__Exercise details__. Copy out each line in the material below that has the word "with".
===== Entries shown
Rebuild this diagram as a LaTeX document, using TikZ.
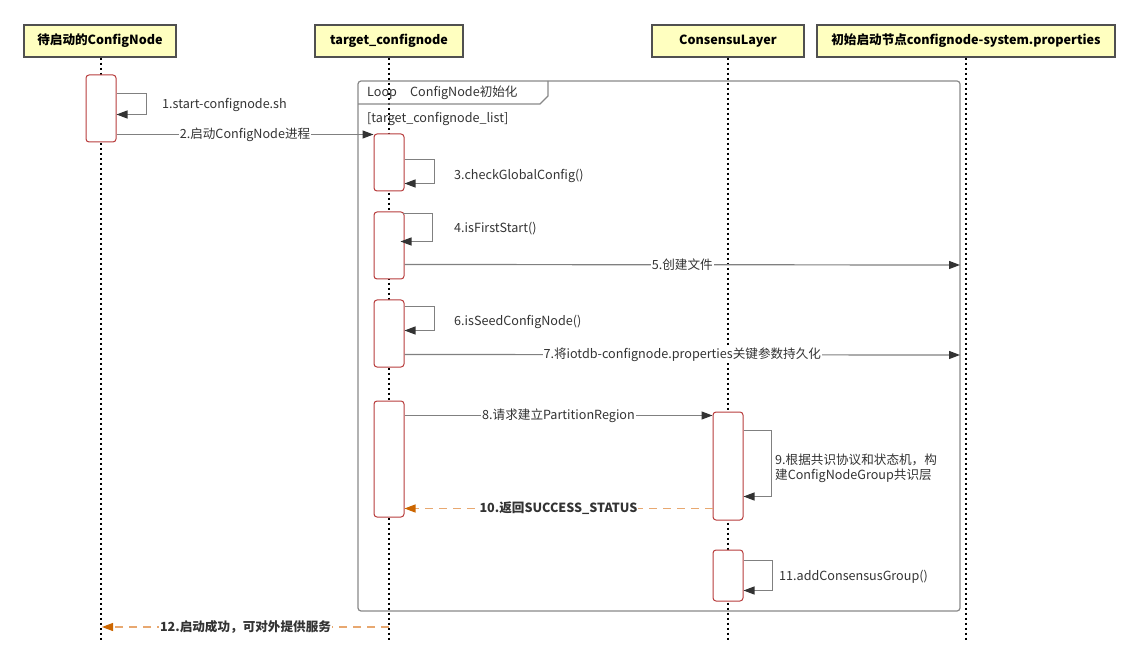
\documentclass[tikz,border=0pt]{standalone}
\usepackage{fontspec}
\setmainfont{Noto Sans CJK SC}
\usetikzlibrary{arrows.meta}
\definecolor{hdrfill}{RGB}{255,255,192}
\definecolor{hdrdraw}{RGB}{80,80,80}
\definecolor{actdraw}{RGB}{184,60,60}
\definecolor{msggray}{RGB}{128,128,128}
\definecolor{headdark}{RGB}{51,51,51}
\definecolor{txt}{RGB}{51,51,51}
\definecolor{retline}{RGB}{232,168,112}
\definecolor{rethead}{RGB}{204,102,0}
\definecolor{framegray}{RGB}{136,136,136}
\tikzset{
  hdr/.style={draw=hdrdraw, fill=hdrfill, line width=1.2pt, minimum height=32pt, inner sep=0pt, font=\fontsize{12.6}{14}\selectfont\bfseries, text=black},
  life/.style={draw=black, line width=1.6pt, dash pattern=on 2.5pt off 2.5pt},
  act/.style={draw=actdraw, fill=white, line width=1pt, rounded corners=3pt, minimum width=30pt, inner sep=0pt},
  msg/.style={draw=msggray, line width=1.2pt, -{Triangle[length=11pt,width=8pt,color=headdark]}},
  ret/.style={draw=retline, line width=1.2pt, dash pattern=on 8pt off 6pt, -{Triangle[length=11pt,width=8pt,color=rethead]}},
  lbl/.style={font=\fontsize{12.6}{15}\selectfont, text=txt, inner sep=1pt},
  onl/.style={lbl, fill=white},
  frm/.style={draw=framegray, line width=1.2pt},
}
\begin{document}
\begin{tikzpicture}[x=1pt,y=-1pt]
\useasboundingbox (0,0) rectangle (1138,668);
% headers
\node[hdr, minimum width=152pt] (h1) at (100,41) {待启动的ConfigNode};
\node[hdr, minimum width=148pt] (h2) at (389,41) {target\_confignode};
\node[hdr, minimum width=152pt] (h3) at (728,41) {ConsensuLayer};
\node[hdr, minimum width=298pt] (h4) at (966,41) {初始启动节点confignode-system.properties};
% lifeline ends
\coordinate (e1) at (101,642);
\coordinate (e2) at (389,642);
\coordinate (e3) at (728,642);
\coordinate (e4) at (966,642);
\draw[life] (h1.south -| e1) -- (e1);
\draw[life] (h2.south -| e2) -- (e2);
\draw[life] (h3.south -| e3) -- (e3);
\draw[life] (h4.south -| e4) -- (e4);
% loop frame
\draw[frm, rounded corners=3pt] (358,81) rectangle (960,611);
\draw[frm] (358,104) -- (540,104) -- (548,96) -- (548,81);
\node[lbl, anchor=west] (lp) at (366,93) {Loop};
\node[lbl, anchor=west] (lpt) at (409,93) {ConfigNode初始化};
\node[lbl, anchor=west] (grd) at (366,119) {[target\_confignode\_list]};
% activations
\node[act, minimum height=67pt] (a0) at (101,108.5) {};
\node[act, minimum height=57pt] (a1) at (389,162.5) {};
\node[act, minimum height=67pt] (a2) at (389,245.5) {};
\node[act, minimum height=67pt] (a3) at (389,333.5) {};
\node[act, minimum height=116pt] (a4) at (389,459) {};
\node[act, minimum height=108pt] (b1) at (728,466) {};
\node[act, minimum height=51pt] (b2) at (728,575.5) {};
% 1
\draw[msg] ([yshift=-19pt]a0.north east) -- ++(30,0) -- ++(0,21) -- ++(-30,0);
\node[lbl, anchor=west] (t1) at (161,105) {1.start-confignode.sh};
% 2
\draw[msg] ([yshift=-60pt]a0.north east) -- node[onl] (t2) {2.启动ConfigNode进程} ([yshift=-1pt]a1.north west);
% 3
\draw[msg] ([yshift=-26pt]a1.north east) -- ++(30,0) -- ++(0,24) -- ++(-30,0);
\node[lbl, anchor=west] (t3) at (453,176) {3.checkGlobalConfig()};
% 4
\draw[msg] ([yshift=-2pt,xshift=-2pt]a2.north east) -- ++(30,0) -- ++(0,28) -- ++(-32,0);
\node[lbl, anchor=west] (t4) at (453,229) {4.isFirstStart()};
% 5
\coordinate (p5) at (960,265);
\draw[msg] ([yshift=-53pt]a2.north east) -- node[onl] (t5) {5.创建文件} (p5);
% 6
\draw[msg] ([yshift=-7pt]a3.north east) -- ++(30,0) -- ++(0,24) -- ++(-30,0);
\node[lbl, anchor=west] (t6) at (453,322) {6.isSeedConfigNode()};
% 7
\coordinate (p7) at (960,355);
\draw[msg] ([yshift=-55pt]a3.north east) -- node[onl] (t7) {7.将iotdb-confignode.properties关键参数持久化} (p7);
% 8
\draw[msg] ([yshift=-15pt]a4.north east) -- node[onl] (t8) {8.请求建立PartitionRegion} ([yshift=-4pt]b1.north west);
% 9
\draw[msg] ([yshift=-19pt]b1.north east) -- ++(28,0) -- ++(0,66) -- ++(-28,0);
\node[lbl, anchor=west, align=left] (t9) at (774,468) {9.根据共识协议和状态机，构\\建ConfigNodeGroup共识层};
% 10
\draw[ret] ([yshift=-97pt]b1.north west) -- node[onl, font=\fontsize{12.6}{15}\selectfont\bfseries] (t10) {10.返回SUCCESS\_STATUS} ([yshift=-108pt]a4.north east);
% 11
\draw[msg] ([yshift=-11pt]b2.north east) -- ++(29,0) -- ++(0,30) -- ++(-29,0);
\node[lbl, anchor=west] (t11) at (778,577) {11.addConsensusGroup()};
% 12
\coordinate (s12) at (389,627);
\coordinate (d12) at (102,627);
\draw[ret] (s12) -- node[onl, font=\fontsize{12.6}{15}\selectfont\bfseries, pos=0.5] (t12) {12.启动成功，可对外提供服务} (d12);
\end{tikzpicture}
\end{document}
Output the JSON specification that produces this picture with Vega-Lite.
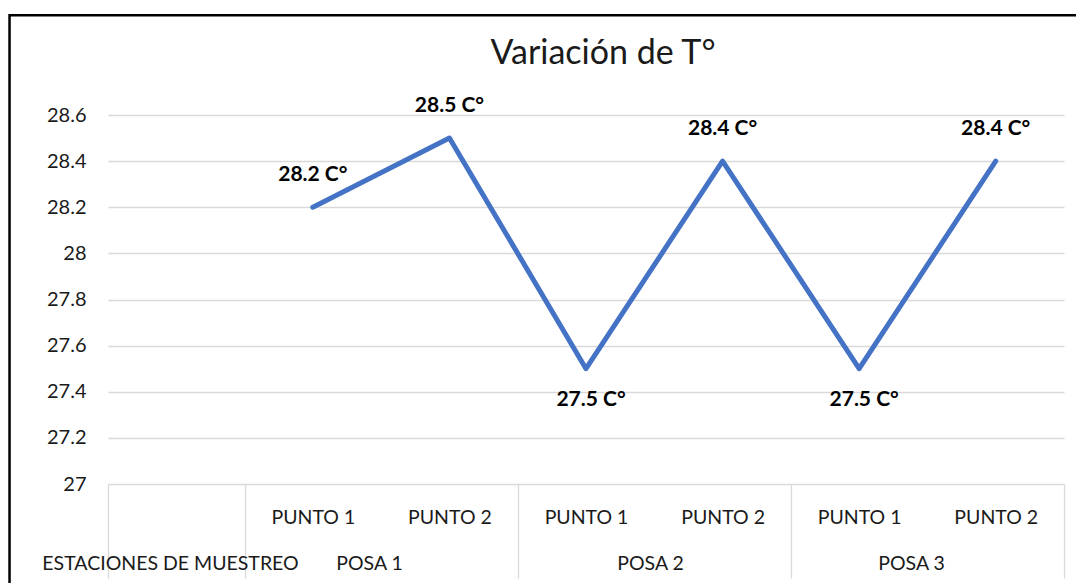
{
  "$schema": "https://vega.github.io/schema/vega-lite/v6.json",
  "width": 956,
  "height": 369,
  "autosize": {"type": "none"},
  "padding": {"left": 108, "top": 115, "right": 12, "bottom": 99},
  "background": "white",
  "config": {"view": {"stroke": null}, "font": "Lato"},
  "title": {
    "text": "Variación de T°",
    "fontSize": 34,
    "font": "Lato",
    "fontWeight": "normal",
    "color": "#1a1a1a",
    "anchor": "middle",
    "frame": "group",
    "dx": 17,
    "baseline": "alphabetic",
    "offset": -84
  },
  "data": {
    "values": [
      {"n": 1, "posa": "POSA 1", "punto": "PUNTO 1", "T": 28.2},
      {"n": 2, "posa": "POSA 1", "punto": "PUNTO 2", "T": 28.5},
      {"n": 3, "posa": "POSA 2", "punto": "PUNTO 1", "T": 27.5},
      {"n": 4, "posa": "POSA 2", "punto": "PUNTO 2", "T": 28.4},
      {"n": 5, "posa": "POSA 3", "punto": "PUNTO 1", "T": 27.5},
      {"n": 6, "posa": "POSA 3", "punto": "PUNTO 2", "T": 28.4}
    ]
  },
  "layer": [
    {
      "data": {"values": [{}]},
      "mark": {"type": "rect", "fill": null, "stroke": "#000000", "strokeWidth": 2.5, "clip": false},
      "encoding": {
        "x": {"datum": -1.221, "type": "quantitative", "scale": {"domain": [-0.5, 6.5], "nice": false, "zero": false}},
        "x2": {"datum": 7.5},
        "y": {"datum": 29.032, "type": "quantitative", "scale": {"domain": [27, 28.6], "nice": false, "zero": false}},
        "y2": {"datum": 26.3}
      }
    },
    {
      "mark": {"type": "line", "color": "#4472C4", "strokeWidth": 5, "strokeJoin": "round", "strokeCap": "round"},
      "encoding": {
        "x": {
          "field": "n",
          "type": "quantitative",
          "scale": {"domain": [-0.5, 6.5], "nice": false, "zero": false},
          "axis": {
            "values": [-0.5, -0.046, 0.5, 1, 1.411, 2, 2.5, 3, 3.469, 4, 4.5, 5, 5.38, 6, 6.5],
            "labelExpr": "indexof([1,3,5], datum.value) >= 0 ? 'PUNTO 1' : indexof([2,4,6], datum.value) >= 0 ? 'PUNTO 2' : datum.value == -0.046 ? 'ESTACIONES DE MUESTREO' : datum.value == 1.411 ? 'POSA 1' : datum.value == 3.469 ? 'POSA 2' : datum.value == 5.38 ? 'POSA 3' : ''",
            "title": null,
            "grid": false,
            "domain": false,
            "tickSize": 94,
            "tickColor": "#d9d9d9",
            "tickWidth": 1.3,
            "tickOpacity": {"condition": {"test": "datum.value == -0.5 || datum.value == 0.5 || datum.value == 2.5 || datum.value == 4.5 || datum.value == 6.5", "value": 1}, "value": 0},
            "labelPadding": {"condition": {"test": "indexof([1,2,3,4,5,6], datum.value) >= 0", "value": -61}, "value": -15},
            "labelBaseline": "middle",
            "labelAlign": "center",
            "labelFontSize": 19.5,
            "labelFont": "Lato",
            "labelColor": "#1a1a1a",
            "labelFlush": false,
            "labelOverlap": false,
            "labelBound": false,
            "labelLimit": 0,
            "labelAngle": 0
          }
        },
        "y": {
          "field": "T",
          "type": "quantitative",
          "scale": {"domain": [27, 28.6], "nice": false, "zero": false},
          "axis": {
            "values": [27, 27.2, 27.4, 27.6, 27.8, 28, 28.2, 28.4, 28.6],
            "format": ".3~g",
            "title": null,
            "domain": false,
            "ticks": false,
            "grid": true,
            "gridColor": "#d9d9d9",
            "gridWidth": 1.3,
            "labelPadding": 22,
            "labelFontSize": 20,
            "labelFont": "Lato",
            "labelColor": "#1a1a1a",
            "labelBaseline": "middle"
          }
        }
      }
    },
    {
      "transform": [
        {"filter": "datum.T > 28"},
        {"calculate": "format(datum.T, '.1f') + ' C°'", "as": "label"}
      ],
      "mark": {"type": "text", "fontSize": 21, "fontWeight": "bold", "font": "Lato", "color": "#000000", "baseline": "middle", "dy": -32},
      "encoding": {
        "x": {"field": "n", "type": "quantitative"},
        "y": {"field": "T", "type": "quantitative"},
        "text": {"field": "label"}
      }
    },
    {
      "transform": [
        {"filter": "datum.T <= 28"},
        {"calculate": "format(datum.T, '.1f') + ' C°'", "as": "label"}
      ],
      "mark": {"type": "text", "fontSize": 21, "fontWeight": "bold", "font": "Lato", "color": "#000000", "baseline": "middle", "dy": 31, "dx": 5},
      "encoding": {
        "x": {"field": "n", "type": "quantitative"},
        "y": {"field": "T", "type": "quantitative"},
        "text": {"field": "label"}
      }
    }
  ]
}
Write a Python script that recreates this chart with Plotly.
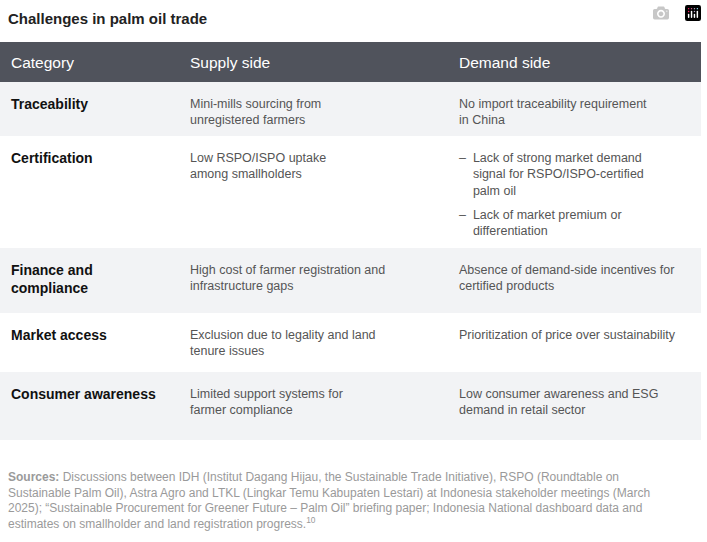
==========
__Finished answer__.
Output the JSON specification that produces this picture with Vega-Lite.
Write a Python script that recreates this chart with Plotly.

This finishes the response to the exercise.